Now, let’s talk about multiplicity. Multiplicity tells us how many times a particular zero appears as a root. It's determined by the exponent of the factor. For example, in our function, the factor (x + 8) is raised to the power of 2, while the factor (x - 8) is raised to the power of 3. These exponents are the multiplicities of our zeros. Why is this important? Because the multiplicity tells us how the graph behaves at each zero. If the multiplicity is even, the graph touches the x-axis at that point but doesn't cross it, like a gentle bounce. If the multiplicity is odd, the graph crosses the x-axis at that point. So, for our function, the zero x = -8 has a multiplicity of 2 (because of the exponent in (x + 8)²). Since the multiplicity is even, the graph touches the x-axis at x = -8 and turns back in the same direction. The zero x = 8 has a multiplicity of 3 (because of the exponent in (x - 8)³). Since the multiplicity is odd, the graph crosses the x-axis at x = 8. If the multiplicity is 1, the graph just crosses, but if it’s a higher odd number, the graph might flatten out a bit as it crosses. Understanding multiplicity helps us sketch the graph accurately without needing a calculator. It gives us a sneak peek into the graph's behavior around the x-intercepts. So, when dealing with polynomials, keep an eye on those exponents! They're like secret codes that tell you how the graph is going to behave.

Detailed Breakdown of the Zeros and Their Multiplicities

Let’s break down the function f(x) = 4(x + 8)²(x - 8)³ step-by-step to pinpoint the zeros and their multiplicities. First things first, we recognize that the function is already factored, which makes our job a whole lot easier! The function is composed of several factors, including the constant 4, which doesn’t contribute to the zeros, and the factors (x + 8)² and (x - 8)³. To find the zeros, we set each factor containing x equal to zero and solve for x. The first factor we consider is (x + 8)². To solve for x, we set (x + 8)² = 0. Taking the square root of both sides, we get x + 8 = 0. Subtracting 8 from both sides gives us x = -8. The exponent on this factor is 2. This exponent is the multiplicity, telling us that the zero x = -8 has a multiplicity of 2. Because the multiplicity is even, we know that the graph touches the x-axis at this point but doesn't cross it. Now, let’s consider the next factor, (x - 8)³. To find the zero, we set (x - 8)³ = 0. Taking the cube root of both sides gives us x - 8 = 0. Adding 8 to both sides gives us x = 8. The exponent on this factor is 3, which is the multiplicity of this zero.
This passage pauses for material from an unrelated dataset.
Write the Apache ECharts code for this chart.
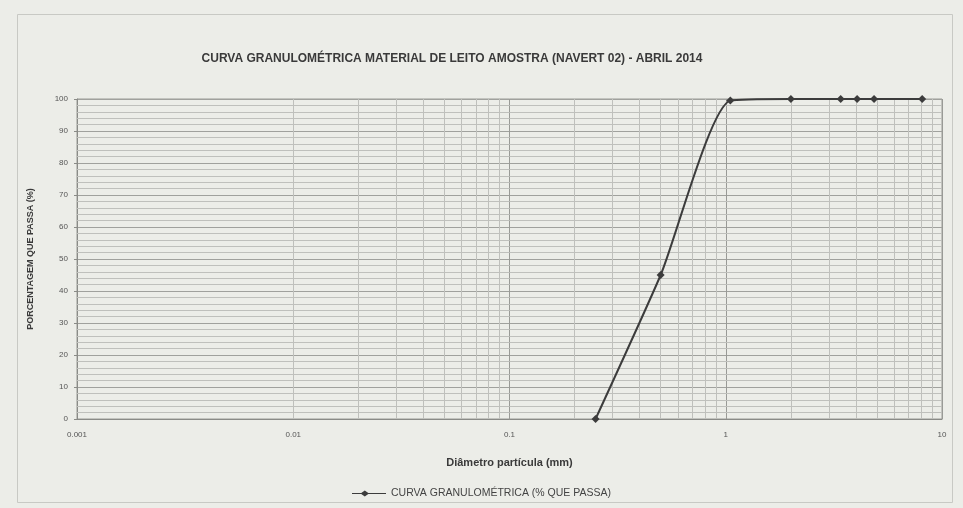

Thus, the zero x = 8 has a multiplicity of 3. Since the multiplicity is odd, the graph crosses the x-axis at x = 8. In summary, the polynomial function has two zeros: x = -8 with a multiplicity of 2, and x = 8 with a multiplicity of 3. This information is incredibly valuable in understanding the overall shape of the polynomial's graph. Knowing the zeros and their multiplicities allows us to sketch the graph with more accuracy. We know where the graph crosses or touches the x-axis, and we know how it behaves at those points. This understanding is key in higher-level math and helps build a solid foundation in calculus and other related fields.
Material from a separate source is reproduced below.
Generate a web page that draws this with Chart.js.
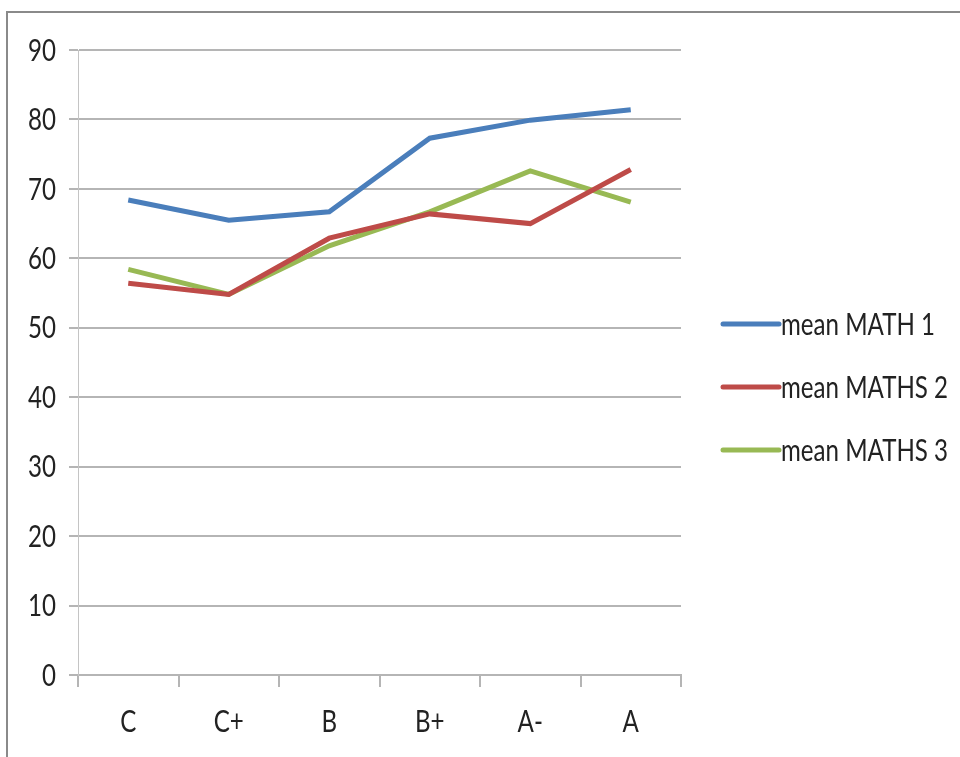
<!DOCTYPE html>
<html>
<head>
<meta charset="utf-8">
<script src="https://cdn.jsdelivr.net/npm/chart.js@4"></script>
<style>
  html, body { margin: 0; padding: 0; background: #fff; }
  #wrap { position: relative; width: 960px; height: 757px; overflow: hidden; }
  #frame { position: absolute; left: 6px; top: 11px; width: 980px; height: 780px;
           border-top: 2px solid #8a8a8a; border-left: 2px solid #8a8a8a; }
  canvas { position: absolute; left: 0; top: 0; }
</style>
</head>
<body>
<div id="wrap">
  <div id="frame"></div>
  <canvas id="c" width="960" height="757"></canvas>
</div>
<script>
// Grade bands on the x axis
const grades = ['C', 'C+', 'B', 'B+', 'A-', 'A'];

// Mean score per grade band for each maths paper
const math1 = [68.4, 65.5, 66.7, 77.3, 79.9, 81.4];
const maths2 = [56.4, 54.8, 62.9, 66.4, 65.0, 72.8];
const maths3 = [58.4, 54.8, 61.8, 66.7, 72.6, 68.1];

const seriesNames = ['mean MATH 1', 'mean MATHS 2', 'mean MATHS 3'];
const yTicks = [0, 10, 20, 30, 40, 50, 60, 70, 80, 90];

const FONT = "Lato, 'Liberation Sans', sans-serif";
const FONT_SIZE = 30;
const TEXT = '#222';
const GRID = '#b5b5b5';

// Text is set in a tall, condensed style: draw it squeezed horizontally.
function squeeze(ctx) {
  ctx.font = FONT_SIZE + 'px ' + FONT;
  return 154 / ctx.measureText('mean MATH 1').width;
}
function drawText(ctx, str, x, y, align, sx) {
  ctx.save();
  ctx.translate(x, y);
  ctx.scale(sx, 1);
  ctx.font = FONT_SIZE + 'px ' + FONT;
  ctx.fillStyle = TEXT;
  ctx.textAlign = align;
  ctx.textBaseline = 'middle';
  ctx.fillText(str, 0, 0);
  ctx.restore();
}

// Axis labels, placed through the chart's own scales
const axisLabels = {
  id: 'axisLabels',
  afterDraw(chart) {
    const ctx = chart.ctx;
    const sx = squeeze(ctx);
    const xs = chart.scales.x, ys = chart.scales.y;
    yTicks.forEach(v => drawText(ctx, String(v), 56, ys.getPixelForValue(v) + 1, 'right', sx));
    grades.forEach((g, i) => drawText(ctx, g, xs.getPixelForValue(i), 722, 'center', sx));
  }
};

// Legend drawn to the right of the plot: a short line swatch followed by the name
const sideLegend = {
  id: 'sideLegend',
  afterDraw(chart) {
    const ctx = chart.ctx;
    const sx = squeeze(ctx);
    const rows = [324, 387, 450];
    chart.data.datasets.forEach((ds, i) => {
      const y = rows[i];
      ctx.save();
      ctx.strokeStyle = ds.borderColor;
      ctx.lineWidth = 5;
      ctx.lineCap = 'round';
      ctx.beginPath();
      ctx.moveTo(723, y);
      ctx.lineTo(779, y);
      ctx.stroke();
      ctx.restore();
      drawText(ctx, ds.label, 781, y + 1, 'left', sx);
    });
  }
};

const mk = (label, data, color) => ({
  label, data,
  borderColor: color,
  backgroundColor: color,
  borderWidth: 5,
  pointRadius: 0,
  tension: 0,
  fill: false
});

new Chart(document.getElementById('c'), {
  type: 'line',
  data: {
    labels: grades,
    datasets: [
      mk(seriesNames[0], math1, '#4a7ebb'),
      mk(seriesNames[1], maths2, '#be4b48'),
      mk(seriesNames[2], maths3, '#98b954')
    ]
  },
  options: {
    responsive: false,
    animation: false,
    layout: { padding: { left: 0, right: 279, top: 50, bottom: 0 } },
    plugins: { legend: { display: false }, tooltip: { enabled: false } },
    scales: {
      x: {
        offset: true,
        grid: { offset: true, drawOnChartArea: false, drawTicks: true, tickLength: 12, color: GRID, lineWidth: 2 },
        border: { display: true, color: GRID, width: 2 },
        ticks: { display: false },
        afterFit(scale) { scale.height = 82; }
      },
      y: {
        min: 0, max: 90,
        afterBuildTicks(scale) { scale.ticks = yTicks.map(v => ({ value: v })); },
        grid: { color: GRID, lineWidth: 2, drawTicks: true, tickLength: 9 },
        border: { display: true, color: '#c4c4c4', width: 1 },
        ticks: { display: false },
        afterFit(scale) { scale.width = 78; }
      }
    }
  },
  plugins: [axisLabels, sideLegend]
});
</script>
</body>
</html>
Visualizing the Graph and its Behavior

Okay, imagine we want to visualize the graph of f(x) = 4(x + 8)²(x - 8)³ using what we know about the zeros and their multiplicities. We've already determined that the zeros are x = -8 and x = 8, with multiplicities of 2 and 3, respectively. Let’s start with the x-axis and mark our zeros. At x = -8, the graph touches the x-axis. This means the graph comes down, hits the x-axis at x = -8, and then bounces back up, without crossing through. The even multiplicity (2 in this case) tells us this behavior. Now, let's move to x = 8. Here, the graph crosses the x-axis because the multiplicity is odd (3 in this case). The graph will go straight through the x-axis at x = 8. To sketch the general shape, we also need to consider the end behavior of the graph. Because the leading coefficient of the expanded form of this polynomial would be positive, and the degree (the sum of the multiplicities, 2 + 3 = 5) is odd, the graph starts from the bottom left and goes up to the top right. This means that as x goes to negative infinity, f(x) goes to negative infinity, and as x goes to positive infinity, f(x) goes to positive infinity. Start drawing from the bottom left. The graph approaches x = -8, touches the x-axis, and turns back up. Then, it goes toward x = 8, crosses the x-axis, and continues upward to positive infinity. The graph might have a local minimum and maximum between the zeros, but this is a rough sketch that focuses on the behavior at the zeros. Using this knowledge, we can accurately describe the behavior of the polynomial function's graph. This combination of identifying zeros and understanding multiplicity is a powerful tool in your math toolbox!

Conclusion: Zeros, Multiplicity, and Beyond!

So, there you have it, guys! We've covered the basics of finding zeros and understanding multiplicity for the polynomial function f(x) = 4(x + 8)²(x - 8)³. We found that the zeros are x = -8 (with a multiplicity of 2) and x = 8 (with a multiplicity of 3). We also saw how the multiplicity affects the graph's behavior at each zero: the graph touches the x-axis at x = -8 and crosses the x-axis at x = 8. Remember, this is just the beginning. The concepts of zeros and multiplicity are fundamental in the study of polynomials and are essential in more advanced topics like calculus. Keep practicing with different polynomial functions, and soon you'll be identifying zeros and predicting graph behaviors like a pro. These skills will help you in your math journey and provide a solid foundation for more complex problems. Keep up the great work and happy learning! You've now unlocked a crucial piece of the puzzle to understanding polynomials. Awesome job! Keep practicing and you will be a math whiz in no time.